Now Jay has been left alone with his own heart problems — in the last decade, he has had a triple bypass and 10 heart attacks or occlusions — and mounting debts. He hopes the retrospective at Navy Pier will revive the family business. And yet it sometimes seems he’s lost the passion for the art form that has both elevated and weighed down his family.

As it happens, making miniatures was never the first career choice of any of the Kupjacks. In the 1960s, Walt Disney was about to hand Eugene a commission to design rides at Disney World in Florida, but then the animation mogul died, and the offer fizzled. Hank started out as a frustrated architect who apparently irked his professors at the University of Illinois at Chicago by beating them to a contract to design an ice rink at the Marina City complex. In an act of petty vengeance, so the story goes, his professors flunked him out of the program. As for Jay, he studied engineering mechanics before dropping out to join the family business in his early 20s.

“I didn’t get to do that as a career,” he says. “What can you do then? Create your own reality that nobody can say no to.”

Working with his older brother and father brought its own stresses. None of the Kupjacks could ever quite figure out how to make the business profitable. After Eugene’s death, Hank informed Jay that he was HIV positive and that, to make the most of however much time he had left, he would be the studio’s principal artist. (According to Jay, Hank never developed AIDS in the nearly two remaining decades of his life.) Jay says that he was hurt when Hank sidelined him, but Eugene had left Hank a controlling stake.
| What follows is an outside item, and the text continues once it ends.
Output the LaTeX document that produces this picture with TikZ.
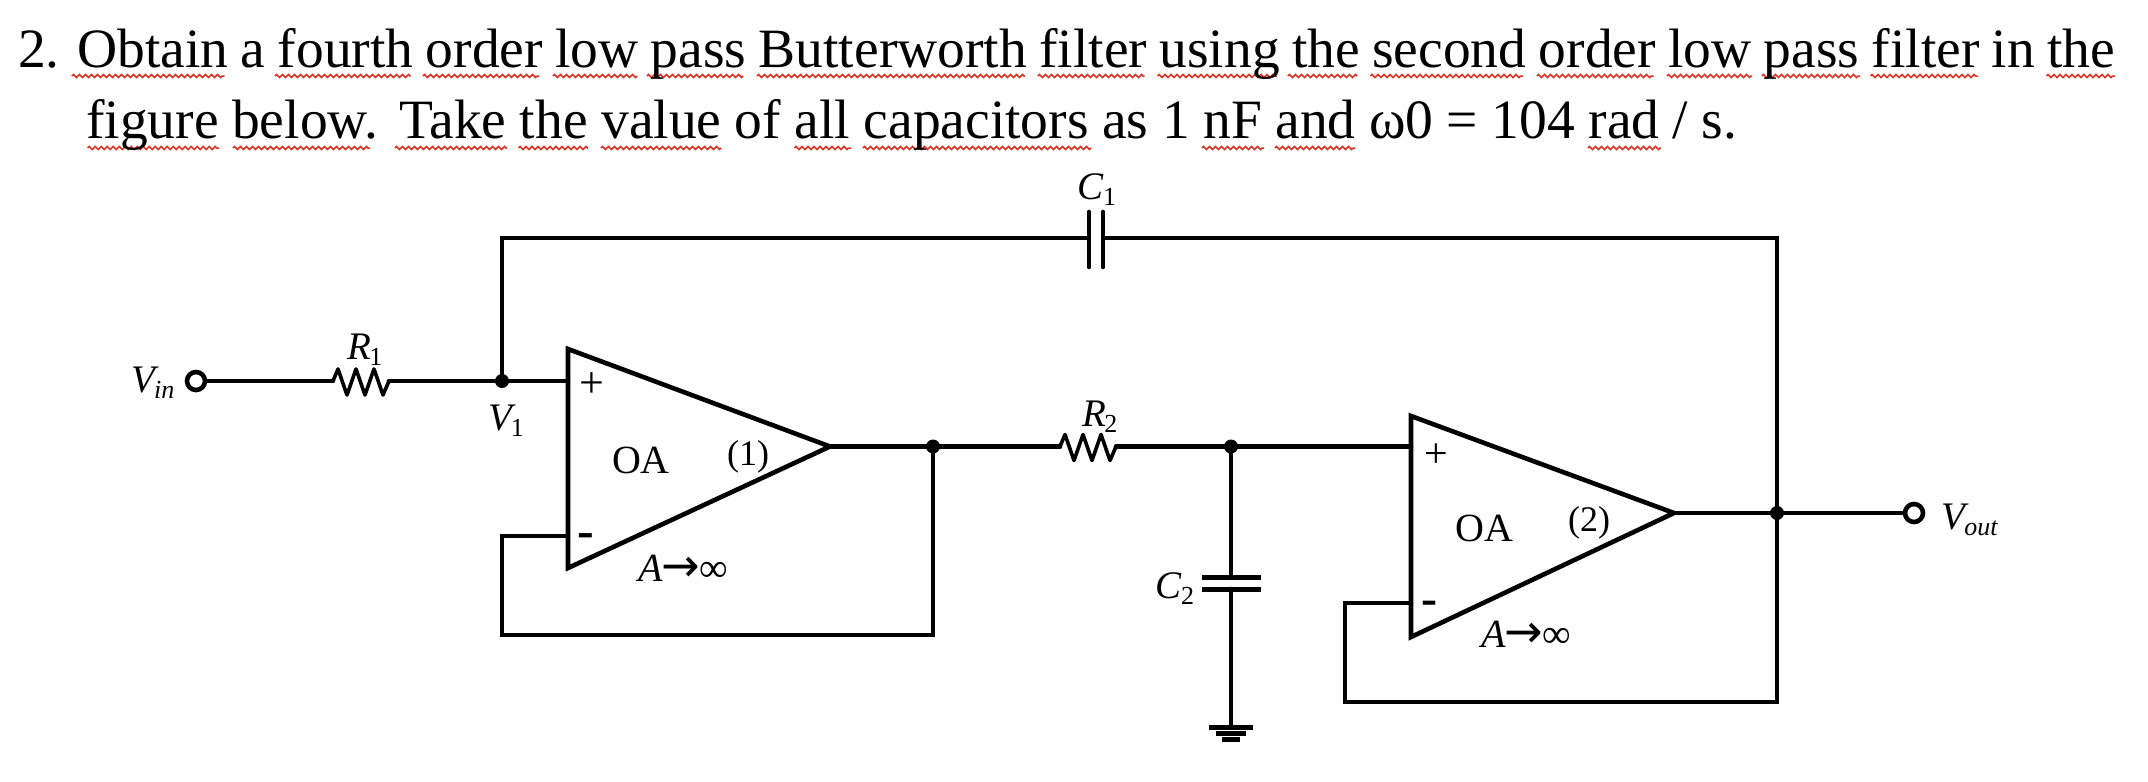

For decades, Jay toiled in his brother’s shadow, tasked with, among other things, photographing the miniatures. It took him hours of experimentation with a Swiss-made large-format camera and a low-light process to get the images right. Looking at them, you’d swear you were seeing pictures of real, full-size rooms. He used the photographs to make 3D View-Master images of the collection and tried to sell them. They failed to take off. In another, much riskier scheme, he grew 2,000 marijuana plants inside a Lake Barrington house in the mid-2000s. He was caught and took a plea to avoid prison.

Now the family business is his and his alone. “Not to be Machiavellian about it,” he says, “but I’m the one left telling the story now.”

On the Friday evening of the Navy Pier show, Kupjack dons a tan sports jacket and a black turtleneck and brushes his hair back. He’s been up all night building and upholstering display cabinets, and he looks subdued as he takes a seat at a table near the entrance of the cavernous steel and glass space, which requires walking through two covered parking lots to reach. Some visitors have trouble finding it. Droves of harried tourists stream past with kids in double strollers, oblivious. About a dozen people have shown up so far, mostly Kupjack’s friends and family. “If I break even, I’ll be happy,” he says.

Visitors lean into the dioramas. For the Kupjacks, the mark of love is your misted breath on the glass, the smudge left by the tip of your nose. One of the marquee works on display is a version of a 1940s diner Hank created in 1987 and loaned to the Clinton White House. It boasts art deco stainless steel paneling and a “Loose Lips Might Sink Ships” poster, as well as minuscule sugar shakers, a remarkably edible-looking white-frosted cake, and a sleekly contoured jukebox. A puny officer’s hat and pair of spectacles rest on the counter, and a bomber jacket hangs forgotten alongside one of the booths. The door to the bathroom is slightly ajar, suggesting an unseen presence behind it. There’s a hauntingly lonely, lived-in feel, evincing a melancholy nostalgia.

In the end, Kupjack sells around 100 tickets but fails to recoup his costs for the show. And yet he’s thinking about starting a GoFundMe campaign to mount another one, and has contacted the Alliance Française cultural center to see if it is interested in hosting small exhibitions. “I don’t want to see this stuff end up in somebody’s basement or warehouse,” he says. “I better get it together. Somebody has to.”

Meanwhile, he has ideas for new dioramas: the interior of a flying saucer, a surrealist room inspired by the paintings of Salvador Dalí. He knows the work will be painstaking, but unlike the fate of the family business, it will be firmly within his grasp.